A transfer is a completed, taxable gift only when the donor has parted with dominion and control over the property, leaving no power to change its disposition. Relinquishing dominion and control is the central factor in determining the tax event. If the donor retains the power to revoke the transfer, the gift is considered wholly incomplete for federal gift tax purposes.

This distinction is most commonly tested with transfers made into trust arrangements. A transfer to a revocable trust is not a completed gift because the donor retains the power to revest the title in themselves. Conversely, a transfer to an irrevocable trust where the donor reserves no power to change beneficiaries is a completed gift.

A gift can be partially complete or incomplete, depending on the powers retained by the donor. If a donor transfers property to a trust but retains a life estate, the gift of the remainder interest to the beneficiaries is complete, but the retained interest is not. Retaining a power to change the beneficiaries renders the gift incomplete as to the portion subject to that power, even if the change cannot benefit the donor.

A reserved power that is exercisable only in conjunction with a person having a substantial adverse interest in the disposition of the transferred property does not render the gift incomplete. This exception recognizes that the adverse interest of the co-holder acts as a check on the donor’s control.

Indirect Gifts and Transfers for Less Than Full Consideration

Section 2511 expressly includes “indirect” gifts, preventing the gift tax from being circumvented by structuring a transaction to avoid the appearance of a direct transfer. Regulations clarify that any transaction gratuitously conferring property upon another, regardless of the means employed, constitutes a gift. This approach is rooted in the principle of substance over form, where economic reality dictates the tax consequence.

The “part-sale, part-gift” transaction is a common application of the indirect gift rule. If property is transferred for less than its fair market value, the gift tax applies to the extent the property’s value exceeds the consideration received. This difference is the gift element, provided the transaction was not made in the ordinary course of business.

A frequent example of an indirect gift involves below-market or interest-free loans, governed by Section 7872. This section recharacterizes the transaction, treating the foregone interest as a gift from the lender to the borrower. The deemed gift element is subject to the annual gift tax exclusion, which for 2024 is $18,000 per donee.

Another common indirect transfer involves the creation of joint interests, such as joint bank accounts or brokerage accounts. The creation of a joint bank account where either party can withdraw the entire balance is generally not a completed gift upon creation, as the donor retains dominion and control. The gift only becomes complete when the non-contributing joint tenant withdraws funds for their own benefit.

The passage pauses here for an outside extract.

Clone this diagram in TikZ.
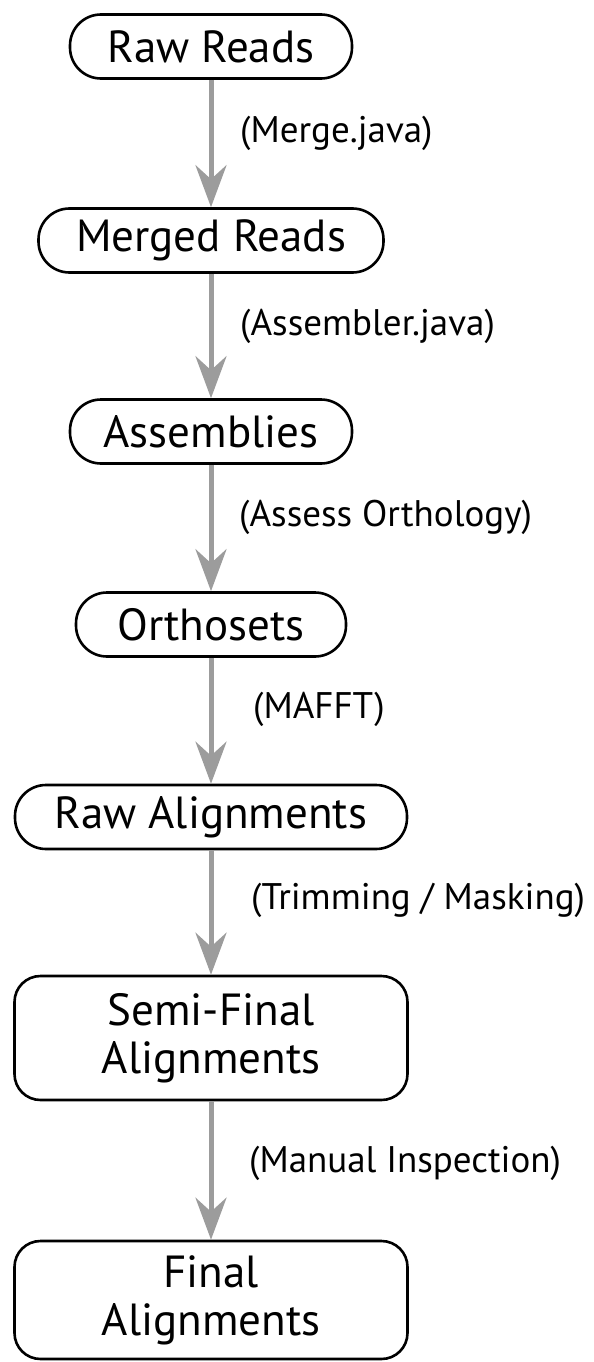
\documentclass[tikz,border=0pt]{standalone}
\usepackage{fontspec}
\setmainfont{PT Sans}
\usepackage{tikz}
\usetikzlibrary{positioning,arrows.meta,shapes}
\tikzset {
    style A/.style={
        draw=black,
        line width=2.6pt,
        fill=white,
        rectangle, % pill shaped step
        rounded corners=31pt,
        minimum height=64pt,
        inner sep=0pt,
        align=center,
        font=\fontsize{45}{48}\selectfont,
    },
    style B/.style={
        draw=black,
        line width=2.6pt,
        fill=white,
        rectangle, % Set the shape as a rectangle
        rounded corners=26pt,
        minimum width=393pt,
        inner sep=0pt,
        align=center,
        font=\fontsize{45}{48}\selectfont,
    },
    style C/.style={
        anchor=west,
        inner sep=0pt,
        font=\fontsize{37}{40}\selectfont,
    },
}
\begin{document}
\begin{tikzpicture}
        [x=1pt, y=-1pt, >={Stealth[length=42pt, width=31pt, inset=14pt]},
        flow/.style={draw=gray!78, fill=gray!78, line width=5pt, ->}]

        \useasboundingbox (0,0) rectangle (594,1362);

        \node[style A, minimum width=282pt] at (211,46.5) (rawreads) {Raw Reads};
        \node[style A, minimum width=345pt] at (211,240.5) (mergedreads) {Merged Reads};
        \node[style A, minimum width=282pt] at (211,431.5) (assemblies) {Assemblies};
        \node[style A, minimum width=270pt] at (211,624.5) (orthosets) {Orthosets};
        \node[style A, minimum width=392pt] at (211,817) (rawalign) {Raw Alignments};
        \node[style B, minimum height=124pt] at (211,1038) (semifinal) {Semi-Final\\Alignments};
        \node[style B, minimum height=118pt] at (211,1300) (final) {Final\\Alignments};

        % tools between the steps
        \node[style C] at (240,133) (merge) {(Merge.java)};
        \node[style C] at (240,326) (assembler) {(Assembler.java)};
        \node[style C] at (239,517) (assess) {(Assess Orthology)};
        \node[style C] at (253,709) (mafft) {(MAFFT)};
        \node[style C] at (251,900) (trimming) {(Trimming / Masking)};
        \node[style C] at (249,1163) (manual) {(Manual Inspection)};

        \draw[flow] (rawreads)  -- (mergedreads);
        \draw[flow] (mergedreads)  -- (assemblies);
        \draw[flow] (assemblies)  -- (orthosets);
        \draw[flow] (orthosets)  -- (rawalign);
        \draw[flow] (rawalign)  -- (semifinal);
        \draw[flow] (semifinal)  -- (final);
    \end{tikzpicture}
\end{document}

A transfer of property from a corporation that benefits a shareholder’s family member is treated as a gift from the controlling shareholder to the family member. This is because the shareholder is effectively using their control over the entity to confer a gratuitous benefit.

Gifts Resulting from Powers of Appointment

The exercise, release, or lapse of a power of appointment can be treated as a taxable transfer under Section 2514. This rule prevents individuals from avoiding gift tax by directing the disposition of property they never technically owned outright, but over which they possessed significant control. The rules distinguish between a “general power of appointment” and a “special” or “limited power of appointment”.

A general power of appointment allows the holder, or “donee,” to appoint the property to themselves, their estate, or their creditors. The exercise or complete release of a general power is treated as a taxable transfer of property by the donee. The exercise of a special power, which limits potential appointees to a specific class excluding the donee, generally does not result in a taxable gift.

A lapse of a general power of appointment, where the donee fails to exercise it within a specified period, is also considered a release and thus a taxable gift. However, the “five and five” exception limits this rule. The lapse is taxable only to the extent that the value of the property over which the power lapsed exceeds the greater of $5,000 or 5% of the aggregate value of the assets subject to the power.

The five and five exception is designed to protect common trust provisions, such as those granting an annual non-cumulative right of withdrawal. Any amount subject to the lapsed power that exceeds the five and five limits is treated as a taxable transfer by the donee to the trust’s remainder beneficiaries.